SUBJECT: SAN PEDRO’S NEW MAYOR: BOTH FRIEND AND FOE OF ORGANIZED CRIME

¶1. (C) Summary. In his October 31 inauguration address, San Pedro Mayor Raul Valencia lauded the execution of four suspected narco-traffickers — four hours prior to the discovery of their bodies in the Mexico’s Federal District. Valencia’s revelation, combined with his prior public statements that he has organized an off-the-books `bad-boy’ squad in San Pedro (an upper-class suburb of Monterrey), has made it even clearer that as mayor he plans a hardhitting, but wrong-headed, approach to organized crime. Based on an audiotape which surfaced during Valencia’s mayoral campaign, to the effect that he would negotiate with the cartels, and our own conversations with him, our belief is that Valencia’s “bad-boy” squad (his terminology) has links to the Los Similares cartel. In any event, Valencia has sparked controversy in Monterrey, with some applauding him and others, including many of his fellow incoming mayors, labeling him misguided. End Summary.

¶2. (C) As reported on October 9, then-San Pedro Mayor-elect Raul Valencia was alerted via taped DEA intel about a potential threat to his life. Valencia surmised that the threat came Enrique and Jose Quintero of the Quintero Cartel and sought protection (which was provided) from local Mexican army authorities. On October 27, in a brief encounter with the Consul General, Valencia stated that he was no longer worried about the Quintero brothers as they had been “picked up” (he did not specify by whom) in Mexico City. Three days later, on October 30, San Pedro police officials told the Regional Security Office that the Quintero brothers were dead. Notwithstanding earlier Consulate requests to refrain from making the source of the threat information public, Valencia did just that, stating in October 30 television and newspaper interviews that the Consulate had taped a conversation of a threat from the Quinteros and had passed it to him.

¶3. (C) In his October 31 inauguration address, Valencia went even further. He stated that the Quinteros had been killed in Mexico City, a declaration which reportedly generated applause from the audience.

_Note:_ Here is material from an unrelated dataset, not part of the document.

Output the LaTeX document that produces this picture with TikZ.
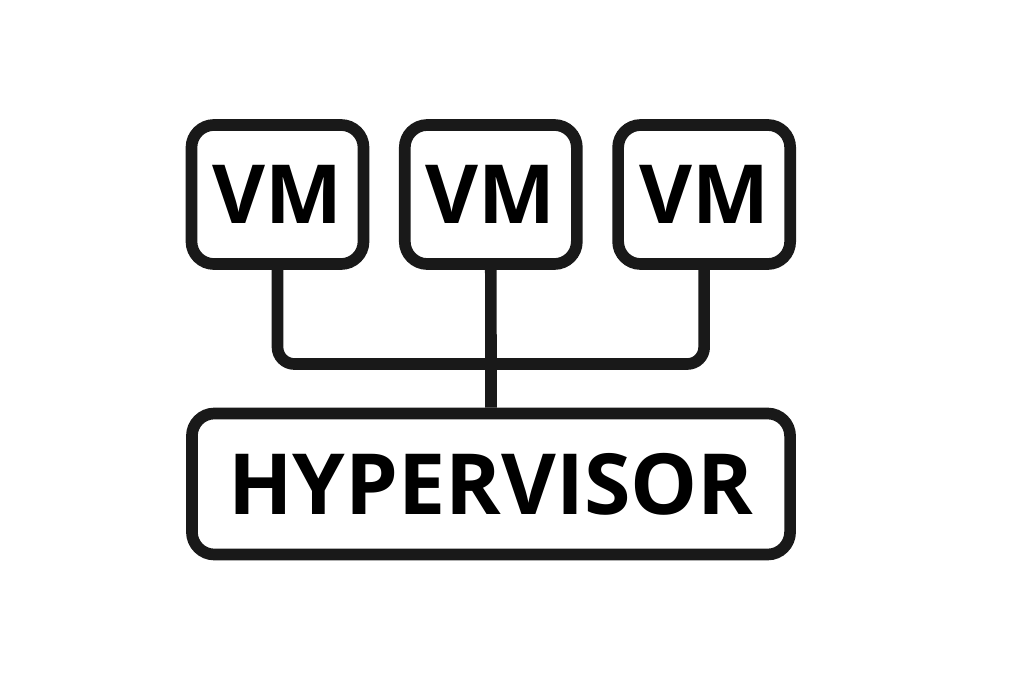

Later that day, the bodies of Enrique and Jose Quintero, along with two others, were discovered in the Federal District, along with signs indicating that such was the fate of kidnappers. (The Quinteros were suspected to have been behind many of the kidnappings in San Pedro.) According to the local press, however, the bodies were only discovered by Mexican authorities four to five hours after Valencia’s statement, provoking the still unanswered question of how Valencia knew about the execution.

¶4. (C) On November 2, Valencia continued his barrage. He said that his administration in San Pedro would take on organized crime notwithstanding the fact that under Mexican jurisprudence this responsibility falls to federal and state authorities. He accused his fellow mayors of “hacerse gueyes,” which roughly translates to playing dumb or looking the other way. Again, Valencia reiterated his intent to form an intel squad to eradicate organized crime in San Pedro.

¶5. (C) Local reaction to Valencia’s many statements has been varied. Some have applauded his tough public stance while others note that he is only speaking out because he has protection. Although the incoming Governor has not weighed in, the new state Attorney General has publicly declared that he “supports” Valencia. Incoming Monterrey Mayor Luis Padilla, publicly challenged Valencia’s assumption of the role as principal anti-crime fighter, noting that as Mayor of Monterrey he was elected to respect the law and would do just that. Padilla added that security would only improve through actions, not talk.

¶6. (C) Based on Valencia’s demonstrated closeness to the Los Similares cartel, we believe that Valencia’s so-called “bad-boy” squad has links to that group. Particularly worrisome have been Valencia’s statements to us that he has obtained assurances from Los Similares that they will cooperate in ridding San Pedro of kidnappers and his acknowledgements that he has received phone calls from Los Similares reps. In addition, during the spring mayoral campaign, a surreptitiously-obtained audiotape surfaced which contained comments by Valencia about negotiating with organized crime to improve security in terms of kidnapping and common crime.

¶7. (C) On October 23, the Consul General spoke with outgoing San Pedro Mayor Antonio Diaz about Valencia’s course. Diaz characterized Fernandez as “eccentric.” Controversy should be expected, he said, as during Valencia’s prior term as Mayor of San Pedro during the late 1980s, a mail bomb was sent to his house and exploded. Diaz further stated that given Valencia’s considerable wealth and social status Valencia did not see the need to respect the restraints that other policymakers worked under. Valencia is accustomed to taking his own counsel and not listening to anyone, Diaz added. (Comment: This has been Consul General’s experience with Valencia as well. End Comment.)

¶8. (C) However, some law enforcement authorities here think that despite his “royalty” status, Valencia may have bitten off more than he can chew; they speculate that SIEDO (Assistant Attorney General’s Office for Special Investigations on Organized Crime) may call him in to depose regarding his knowledge of the Quinteros executions. Even if the feds don’t act, we believe Valencia’s apparent bargain with the bad guys is fraught with peril for him; his future survival may now depend upon his ability to keep on good terms with the Los Similares cartel. Ironically, it is likely that the new Mayor’s efforts/actions will eventually do more to destabilize San Pedro than to create a safer, more secure, city.